Sunday, March 29, 2009

WI Film Fest Preview with Meg Hamel; "Parents, Children and Consumer Culture" with author Allison Pugh




On the March 22, 2009 show:

Listen to archived show

* Meg Hamel, executive director of the Wisconsin Film Festival, previews this fun and exciting April 2-5 annual event turned Madison institution


* Allison Pugh, discusses her book, Longing and Belonging: Parents, Children, and Consumer Culture

Allison Pugh is Assistant Professor of Sociology at the University of Virginia, which she joined in January 2007 after completing her Ph.D. at the University of California, Berkeley. Her research interests coalesce around the question of how social inequality shapes cultures of care, including the meanings, processes and experiences of care in families and communities. Her book Longing and Belonging: Parents, Children, and Consumer Culture is due out in Spring 2009 from the University of California Press.
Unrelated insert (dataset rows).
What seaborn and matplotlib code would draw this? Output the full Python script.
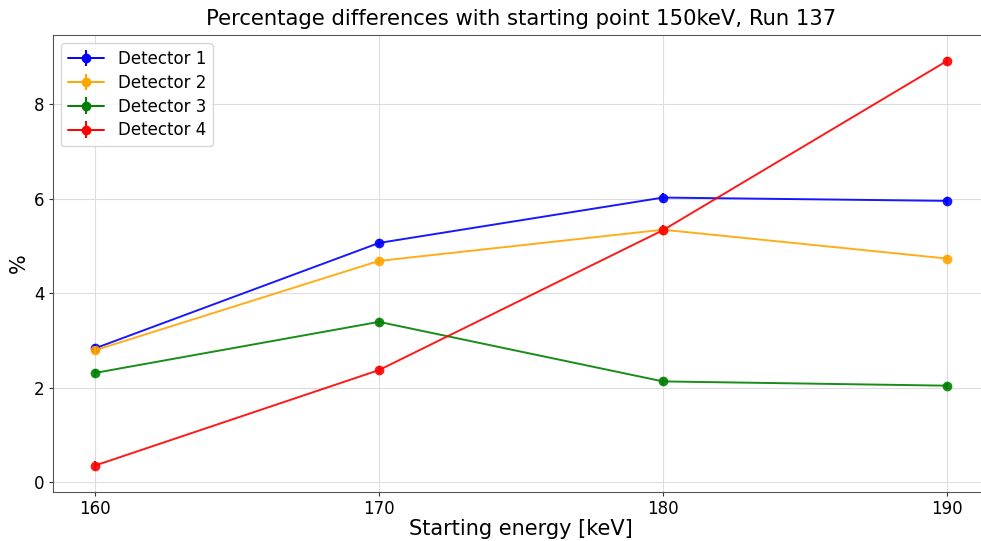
import matplotlib
matplotlib.use("Agg")
import matplotlib.pyplot as plt
import seaborn as sns
import pandas as pd

energies = [160, 170, 180, 190]
detectors = ["Detector 1", "Detector 2", "Detector 3", "Detector 4"]
det1 = [2.83, 5.06, 6.02, 5.95]
det2 = [2.79, 4.68, 5.34, 4.73]
det3 = [2.31, 3.39, 2.13, 2.04]
det4 = [0.35, 2.37, 5.33, 8.91]
err1 = [0.10, 0.09, 0.09, 0.08]
err2 = [0.08, 0.07, 0.09, 0.07]
err3 = [0.08, 0.09, 0.07, 0.06]
err4 = [0.09, 0.09, 0.10, 0.09]
colors = ["blue", "orange", "green", "red"]

rows = []
for name, vals, errs in zip(detectors, [det1, det2, det3, det4], [err1, err2, err3, err4]):
    for e, v, s in zip(energies, vals, errs):
        rows.append({"energy": e, "pct": v, "err": s, "detector": name})
df = pd.DataFrame(rows)

sns.set_style("ticks")
plt.rcParams["font.family"] = ["DejaVu Sans"]
plt.rcParams["text.color"] = "black"
plt.rcParams["axes.labelcolor"] = "black"
plt.rcParams["xtick.color"] = "black"
plt.rcParams["ytick.color"] = "black"

fig = plt.figure(figsize=(9.81, 5.41), dpi=100)
ax = fig.add_axes([52.5 / 981, 1 - 492 / 541, 937 / 981, (492 - 35) / 541])

# lines and markers per detector
sns.lineplot(data=df, x="energy", y="pct", hue="detector", palette=colors,
             marker="o", markersize=7, markeredgewidth=0, linewidth=1.4,
             errorbar=None, ax=ax, legend=False, alpha=0.9)

# vertical error bars on each point, plus legend entries in errorbar style
for name, c in zip(detectors, colors):
    sub = df[df["detector"] == name]
    ax.errorbar(sub["energy"], sub["pct"], yerr=sub["err"], fmt="none",
                ecolor=c, elinewidth=1.5)
    ax.errorbar([], [], yerr=[], fmt="o-", color=c, markersize=6,
                elinewidth=1.5, linewidth=1.4, label=name)

ax.legend(loc="upper left", fontsize=12, framealpha=0.8,
          borderaxespad=0.5, handlelength=2.2, labelspacing=0.35)

ax.set_xlim(158.5, 191.5)
ax.set_ylim(-0.21, 9.46)
ax.set_xticks(energies)
ax.set_yticks([0, 2, 4, 6, 8])
ax.tick_params(labelsize=12, length=3, pad=2.5, color="#333333")
ax.grid(True, color="#dddddd", linewidth=0.8)
ax.set_xlabel("Starting energy [keV]", fontsize=15, labelpad=1)
ax.set_ylabel("%", fontsize=15)
ax.set_title("Percentage differences with starting point 150keV, Run 137",
             fontsize=15.2, pad=7)
for s in ax.spines.values():
    s.set_color("#555555")
ax.spines["right"].set_visible(False)

fig.savefig("out.png", dpi=100)
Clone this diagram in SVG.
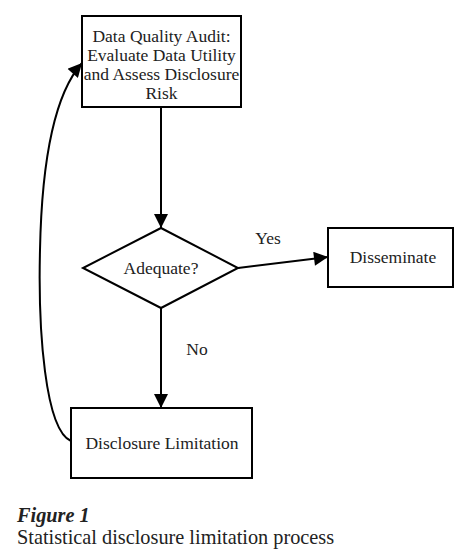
<svg xmlns="http://www.w3.org/2000/svg" width="474" height="550" viewBox="0 0 474 550">
<defs>
<marker id="ahb" viewBox="0 0 10 10" refX="10" refY="5" markerWidth="16" markerHeight="14" markerUnits="userSpaceOnUse" orient="auto">
<path d="M0,0 L10,5 L0,10 Z" fill="#000"/>
</marker>
</defs>
<style>
.box{fill:#fff;stroke:#000;stroke-width:2}
.t{font-family:"Liberation Serif",serif;font-size:17.5px;fill:#222;text-anchor:middle}
.c{fill:none;stroke:#000;stroke-width:2}
.cap{font-family:"Liberation Serif",serif;font-size:20.3px;fill:#222}
</style>
<rect width="474" height="550" fill="#fff"/>
<g id="connectors">
<path class="c" d="M161,107 L161,228" marker-end="url(#ahb)"/>
<path class="c" d="M238,268 L328,257" marker-end="url(#ahb)"/>
<path class="c" d="M161,308 L161,408" marker-end="url(#ahb)"/>
<path class="c" d="M71,441 C45,430 38,330 40,250 C42,150 58,90 82,63" marker-end="url(#ahb)"/>
<text class="t" x="268" y="244">Yes</text>
<text class="t" x="197" y="355">No</text>
</g>
<g id="audit">
<rect class="box" x="82" y="16" width="159" height="91"/>
<text class="t" x="161.5" y="42">Data Quality Audit:</text>
<text class="t" x="161.5" y="61">Evaluate Data Utility</text>
<text class="t" x="161.5" y="80">and Assess Disclosure</text>
<text class="t" x="161.5" y="99">Risk</text>
</g>
<g id="adequate">
<path class="box" d="M161,228 L238,268 L161,308 L83,268 Z"/>
<text class="t" x="161" y="274">Adequate?</text>
</g>
<g id="disseminate">
<rect class="box" x="328" y="228" width="125" height="59"/>
<text class="t" x="393" y="263">Disseminate</text>
</g>
<g id="limitation">
<rect class="box" x="71" y="408" width="181" height="70"/>
<text class="t" x="162" y="449">Disclosure Limitation</text>
</g>
<g id="caption">
<text class="cap" x="17" y="522" font-size="19" font-weight="bold" font-style="italic">Figure 1</text>
<text class="cap" x="17" y="544">Statistical disclosure limitation process</text>
</g>
</svg>
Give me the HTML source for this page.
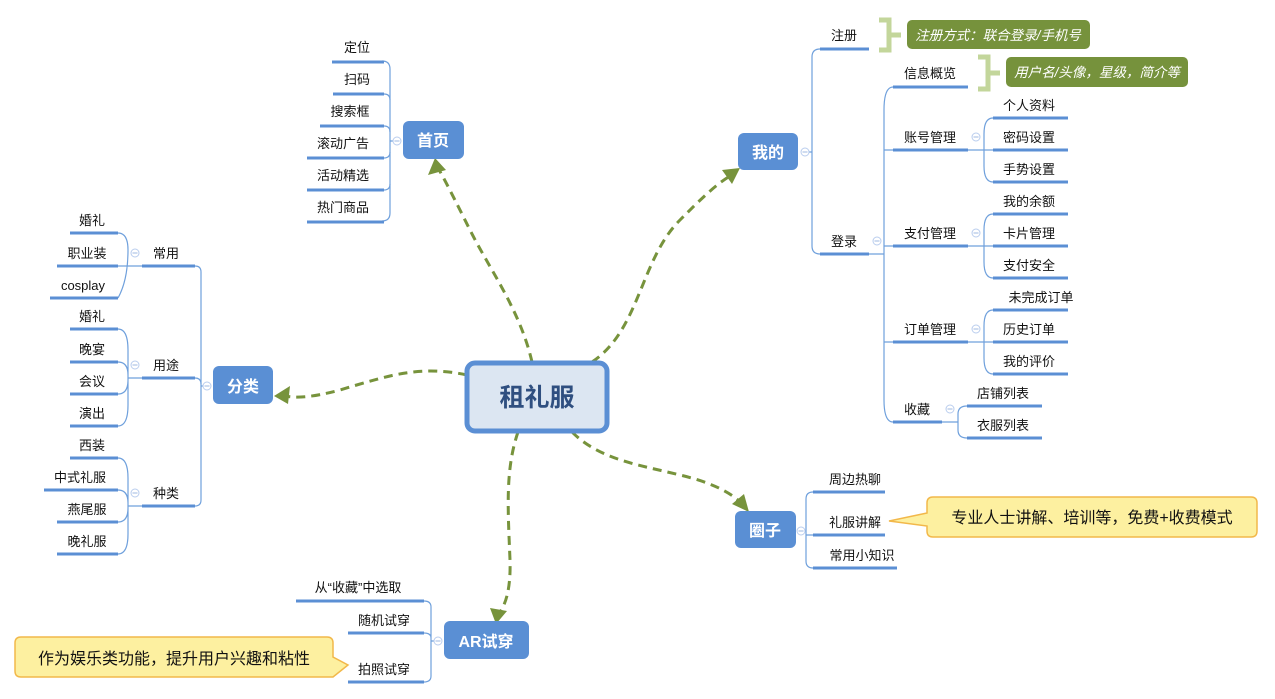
<!DOCTYPE html>
<html><head><meta charset="utf-8"><style>
html,body{margin:0;padding:0;background:#fff;}
svg{display:block;font-family:"Liberation Sans","Noto Sans CJK SC",sans-serif;}
.u{stroke:#5b8fd4;stroke-width:3;fill:none}
.c{stroke:#6fa0dc;stroke-width:1.2;fill:none}
.t{font-size:13px;fill:#111;text-anchor:middle}
.d{stroke:#77933c;stroke-width:3;fill:none;stroke-dasharray:9,6}
.ar{fill:#77933c}
.b{fill:#5a8fd4}
.bt{font-size:16px;font-weight:bold;fill:#fff;text-anchor:middle}
.o{fill:#fff;stroke:#b9cdee;stroke-width:1}
.m{stroke:#9fb8e0;stroke-width:1}
</style></head><body>
<svg width="1275" height="699" viewBox="0 0 1275 699">
<defs><g id="mn"><circle class="o" cx="0" cy="0" r="4"/><line class="m" x1="-2.5" y1="0" x2="2.5" y2="0"/></g></defs>
<!-- dashed connectors -->
<path class="d" d="M532,362 C520,310 490,270 470,230 C455,200 445,180 438,168"/>
<polygon class="ar" points="435,158 428,175 446,170"/>
<path class="d" d="M592,362 C640,330 640,260 680,220 C700,200 715,185 730,176"/>
<polygon class="ar" points="740,168 722,170 732,184"/>
<path class="d" d="M467,375 C420,365 390,375 340,390 C310,398 295,398 285,396"/>
<polygon class="ar" points="274,396 290,386 288,404"/>
<path class="d" d="M518,432 C505,470 508,510 510,560 C511,590 505,605 500,612"/>
<polygon class="ar" points="496,624 490,608 507,611"/>
<path class="d" d="M572,432 C600,460 640,465 680,475 C710,482 730,492 740,502"/>
<polygon class="ar" points="749,512 732,504 744,494"/>

<!-- central -->
<rect x="467" y="363" width="140" height="68" rx="8" fill="#dce6f2" stroke="#5b8fd4" stroke-width="5"/>
<text x="537" y="406" font-size="25" font-weight="bold" fill="#2f4f80" text-anchor="middle">租礼服</text>

<!-- 首页 -->
<rect class="b" x="403" y="121" width="61" height="38" rx="6"/>
<text class="bt" x="433" y="146">首页</text>
<path class="c" d="M382,61 Q390,61 390,69 L390,213 Q390,221 382,221 M390,141 L393,141"/>
<use href="#mn" x="397" y="141"/>
<line class="u" x1="332" y1="62" x2="384" y2="62"/><text class="t" x="357" y="52">定位</text>
<line class="u" x1="333" y1="94" x2="384" y2="94"/><text class="t" x="357" y="84">扫码</text>
<line class="u" x1="320" y1="126" x2="384" y2="126"/><text class="t" x="350" y="116">搜索框</text>
<line class="u" x1="307" y1="158" x2="384" y2="158"/><text class="t" x="343" y="148">滚动广告</text>
<line class="u" x1="307" y1="190" x2="384" y2="190"/><text class="t" x="343" y="180">活动精选</text>
<line class="u" x1="307" y1="222" x2="384" y2="222"/><text class="t" x="343" y="212">热门商品</text>
<path class="c" d="M384,94 Q390,94 390,100 M384,126 Q390,126 390,132 M384,158 Q390,158 390,152 M384,190 Q390,190 390,184"/>

<!-- 分类 -->
<rect class="b" x="213" y="366" width="60" height="38" rx="6"/>
<text class="bt" x="243" y="392">分类</text>
<path class="c" d="M195,266 Q201,266 201,272 L201,500 Q201,506 195,506 M201,386 L203,386"/>
<use href="#mn" x="207" y="386"/>
<line class="u" x1="142" y1="266" x2="195" y2="266"/><text class="t" x="166" y="258">常用</text>
<line class="u" x1="142" y1="378" x2="195" y2="378"/><text class="t" x="166" y="370">用途</text>
<path class="c" d="M195,378 Q201,378 201,384"/>
<line class="u" x1="142" y1="506" x2="195" y2="506"/><text class="t" x="166" y="498">种类</text>
<use href="#mn" x="135" y="253"/><use href="#mn" x="135" y="365"/><use href="#mn" x="135" y="493"/>
<path class="c" d="M118,233 Q128,233 128,250 Q128,280 118,298 M118,266 L142,266"/>
<path class="c" d="M118,329 Q128,329 128,350 L128,405 Q128,426 118,426 M118,362 Q128,362 128,375 M118,394 Q128,394 128,380 M128,378 L142,378"/>
<path class="c" d="M118,458 Q128,458 128,478 L128,534 Q128,554 118,554 M118,490 Q128,490 128,503 M118,522 Q128,522 128,508 M128,506 L142,506"/>
<line class="u" x1="70" y1="233" x2="118" y2="233"/><text class="t" x="92" y="225">婚礼</text>
<line class="u" x1="57" y1="266" x2="118" y2="266"/><text class="t" x="87" y="258">职业装</text>
<line class="u" x1="50" y1="298" x2="118" y2="298"/><text class="t" x="83" y="290">cosplay</text>
<line class="u" x1="70" y1="329" x2="118" y2="329"/><text class="t" x="92" y="321">婚礼</text>
<line class="u" x1="70" y1="362" x2="118" y2="362"/><text class="t" x="92" y="354">晚宴</text>
<line class="u" x1="70" y1="394" x2="118" y2="394"/><text class="t" x="92" y="386">会议</text>
<line class="u" x1="70" y1="426" x2="118" y2="426"/><text class="t" x="92" y="418">演出</text>
<line class="u" x1="70" y1="458" x2="118" y2="458"/><text class="t" x="92" y="450">西装</text>
<line class="u" x1="44" y1="490" x2="118" y2="490"/><text class="t" x="80" y="482">中式礼服</text>
<line class="u" x1="57" y1="522" x2="118" y2="522"/><text class="t" x="87" y="514">燕尾服</text>
<line class="u" x1="57" y1="554" x2="118" y2="554"/><text class="t" x="87" y="546">晚礼服</text>

<!-- 我的 -->
<rect class="b" x="738" y="133" width="60" height="37" rx="6"/>
<text class="bt" x="768" y="158">我的</text>
<path class="c" d="M820,49 Q812,49 812,57 L812,246 Q812,254 820,254 M809,152 L812,152"/>
<use href="#mn" x="805" y="152"/>
<line class="u" x1="820" y1="49" x2="869" y2="49"/><text class="t" x="844" y="40">注册</text>
<line class="u" x1="820" y1="254" x2="869" y2="254"/><text class="t" x="844" y="246">登录</text>
<path class="c" d="M893,87 Q884,87 884,110 L884,400 Q884,422 893,422 M869,254 L884,254 M884,150 Q884,150 893,150 M884,246 L893,246 M884,342 L893,342"/>
<use href="#mn" x="877" y="241"/>
<line class="u" x1="893" y1="87" x2="968" y2="87"/><text class="t" x="930" y="78">信息概览</text>
<line class="u" x1="893" y1="150" x2="968" y2="150"/><text class="t" x="930" y="142">账号管理</text>
<line class="u" x1="893" y1="246" x2="968" y2="246"/><text class="t" x="930" y="238">支付管理</text>
<line class="u" x1="893" y1="342" x2="968" y2="342"/><text class="t" x="930" y="334">订单管理</text>
<line class="u" x1="893" y1="422" x2="942" y2="422"/><text class="t" x="917" y="414">收藏</text>
<use href="#mn" x="976" y="137"/><use href="#mn" x="976" y="233"/><use href="#mn" x="976" y="329"/><use href="#mn" x="950" y="409"/>
<path class="c" d="M993,118 Q984,118 984,134 L984,166 Q984,182 993,182 M968,150 L993,150"/>
<path class="c" d="M993,214 Q984,214 984,230 L984,262 Q984,278 993,278 M968,246 L993,246"/>
<path class="c" d="M993,310 Q984,310 984,326 L984,358 Q984,374 993,374 M968,342 L993,342"/>
<path class="c" d="M967,406 Q958,406 958,414 L958,430 Q958,438 967,438 M942,422 L958,422"/>
<line class="u" x1="993" y1="118" x2="1068" y2="118"/><text class="t" x="1029" y="110">个人资料</text>
<line class="u" x1="993" y1="150" x2="1068" y2="150"/><text class="t" x="1029" y="142">密码设置</text>
<line class="u" x1="993" y1="182" x2="1068" y2="182"/><text class="t" x="1029" y="174">手势设置</text>
<line class="u" x1="993" y1="214" x2="1068" y2="214"/><text class="t" x="1029" y="206">我的余额</text>
<line class="u" x1="993" y1="246" x2="1068" y2="246"/><text class="t" x="1029" y="238">卡片管理</text>
<line class="u" x1="993" y1="278" x2="1068" y2="278"/><text class="t" x="1029" y="270">支付安全</text>
<line class="u" x1="993" y1="310" x2="1068" y2="310"/><text class="t" x="1041" y="302">未完成订单</text>
<line class="u" x1="993" y1="342" x2="1068" y2="342"/><text class="t" x="1029" y="334">历史订单</text>
<line class="u" x1="993" y1="374" x2="1068" y2="374"/><text class="t" x="1029" y="366">我的评价</text>
<line class="u" x1="967" y1="406" x2="1042" y2="406"/><text class="t" x="1003" y="398">店铺列表</text>
<line class="u" x1="967" y1="438" x2="1042" y2="438"/><text class="t" x="1003" y="430">衣服列表</text>

<!-- green callouts -->
<path d="M879,20 L889,20 L889,50 L879,50 M889,35 L901,35" stroke="#c3d69b" stroke-width="5" fill="none"/>
<rect x="907" y="20" width="183" height="29" rx="5" fill="#76923c"/>
<text x="998" y="40" font-size="13.5" font-style="italic" fill="#fff" text-anchor="middle">注册方式：联合登录/手机号</text>
<path d="M978,57 L988,57 L988,89 L978,89 M988,73 L1000,73" stroke="#c3d69b" stroke-width="5" fill="none"/>
<rect x="1006" y="57" width="182" height="30" rx="5" fill="#76923c"/>
<text x="1097" y="77" font-size="13.5" font-style="italic" fill="#fff" text-anchor="middle">用户名/头像，星级，简介等</text>

<!-- 圈子 -->
<rect class="b" x="735" y="511" width="61" height="37" rx="6"/>
<text class="bt" x="765" y="536">圈子</text>
<path class="c" d="M813,492 Q806,492 806,499 L806,561 Q806,568 813,568 M805,531 L806,531 M806,535 L813,535"/>
<use href="#mn" x="801" y="531"/>
<line class="u" x1="813" y1="492" x2="885" y2="492"/><text class="t" x="855" y="484">周边热聊</text>
<line class="u" x1="813" y1="535" x2="885" y2="535"/><text class="t" x="855" y="527">礼服讲解</text>
<line class="u" x1="813" y1="568" x2="897" y2="568"/><text class="t" x="862" y="560">常用小知识</text>
<path d="M933,497 L1251,497 Q1257,497 1257,503 L1257,531 Q1257,537 1251,537 L933,537 Q927,537 927,531 L927,526 L889,521 L927,513 L927,503 Q927,497 933,497 Z" fill="#fdf0a0" stroke="#f2b84a" stroke-width="1.5"/>
<text x="1092" y="523" font-size="16" fill="#111" text-anchor="middle">专业人士讲解、培训等，免费+收费模式</text>

<!-- AR试穿 -->
<rect class="b" x="444" y="621" width="85" height="38" rx="6"/>
<text class="bt" x="486" y="647">AR试穿</text>
<path class="c" d="M424,601 Q431,601 431,607 L431,676 Q431,682 424,682 M424,633 Q431,633 431,638 M431,641 L434,641"/>
<use href="#mn" x="438" y="641"/>
<line class="u" x1="296" y1="601" x2="424" y2="601"/><text class="t" x="358" y="592">从“收藏”中选取</text>
<line class="u" x1="348" y1="633" x2="424" y2="633"/><text class="t" x="384" y="625">随机试穿</text>
<line class="u" x1="348" y1="682" x2="424" y2="682"/><text class="t" x="384" y="674">拍照试穿</text>
<path d="M21,637 L327,637 Q333,637 333,643 L333,657 L348,665 L333,677 L21,677 Q15,677 15,671 L15,643 Q15,637 21,637 Z" fill="#fdf0a0" stroke="#f2b84a" stroke-width="1.5"/>
<text x="174" y="664" font-size="16" fill="#111" text-anchor="middle">作为娱乐类功能，提升用户兴趣和粘性</text>
</svg>
</body></html>
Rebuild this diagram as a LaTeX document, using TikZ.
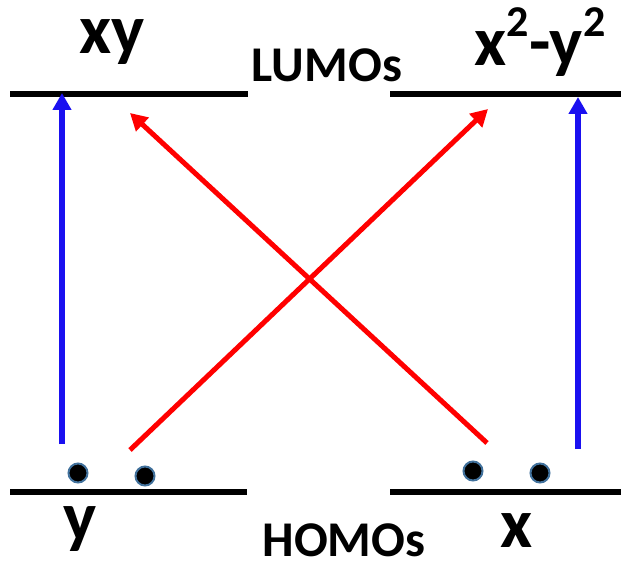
\documentclass[tikz,border=0pt]{standalone}
\usepackage{fontspec}
\setmainfont{Carlito}
\usepackage{tikz}
\usetikzlibrary{arrows.meta,positioning}
\definecolor{upblue}{HTML}{1A10F0}
\definecolor{crossred}{HTML}{FF0000}
\definecolor{rim}{HTML}{41719C}
\newcommand{\sqr}{\raisebox{0.42em}{\fontsize{44}{44}\selectfont 2}}

\begin{document}
\begin{tikzpicture}[x=1pt,y=-1pt,
  level/.style={line width=6pt},
  orb/.style={font=\fontsize{70}{70}\selectfont\bfseries,inner sep=0pt},
  tag/.style={font=\fontsize{50}{50}\selectfont\bfseries,inner sep=0pt},
  elec/.style={circle,fill=black,draw=rim,line width=2pt,minimum size=19pt,inner sep=0pt},
  blue arr/.style={-{Triangle[length=17pt,width=18pt]},draw=upblue,line width=6pt},
  red arr/.style={-{Triangle[length=17pt,width=18pt]},draw=crossred,line width=5pt}
]
\useasboundingbox (0,0) rectangle (621,567);
% energy levels
\draw[level] (10,94) -- (248,94);
\draw[level] (390,94) -- (621,94);
\draw[level] (10,492) -- (247,492);
\draw[level] (390,492) -- (621,492);
% labels
\node[orb] (xy) at (112,42) {xy};
\node[orb] (x2y2) at (540,42) {x\sqr-y\sqr};
\node[orb] (y) at (80,529) {y};
\node[orb] (x) at (517,531) {x};
\node[tag] (lumo) at (327,65) {LUMOs};
\node[tag] (homo) at (344,540) {HOMOs};
% electrons
\node[elec] (e1) at (78,473) {};
\node[elec] (e2) at (145,476) {};
\node[elec] (e3) at (473,471) {};
\node[elec] (e4) at (540,473) {};
% arrow ends
\coordinate (yB) at (62,444);
\coordinate (xyT) at (62,93);
\coordinate (xB) at (578,449);
\coordinate (x2y2T) at (578,97);
\coordinate (yR) at (130,450);
\coordinate (x2y2L) at (488,109);
\coordinate (xL) at (487,443);
\coordinate (xyR) at (130,113);
\draw[blue arr] (yB) -- (xyT);
\draw[blue arr] (xB) -- (x2y2T);
\draw[red arr] (yR) -- (x2y2L);
\draw[red arr] (xL) -- (xyR);
\end{tikzpicture}
\end{document}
Based on her dissertation, the project seeks to make sense of explosive spending on children in recent decades. Relying on three years of ethnographic research in three communities in Oakland, California, Professor Pugh found that children negotiate with their peers which commodities hav e the power to confer “dignity,” or social belonging. She documented that affluent and low-income parents alike engage in symbolic buying to reconcile their conflicting feelings, ideals and consumer reach.

In April 2008, Professor Pugh was awarded a Work-Family Career Development Grant from the Alfred P. Sloan Foundation, as one of five awardees selected nationally from across the social sciences. The grant funds an ongoing research project entitled “Why Care? The Effects of Caring on Caregivers,” an investigation of how and when caregiving leads to pro-social behavior in men and women. In addition, Pugh is conducting research into children’s active participation in their own neighborhoods, and the factors that constrain or enable children’s ability to forge “webs of reciprocity.” Professor Pugh teaches courses on care, childhood, family, culture and qualitative methods.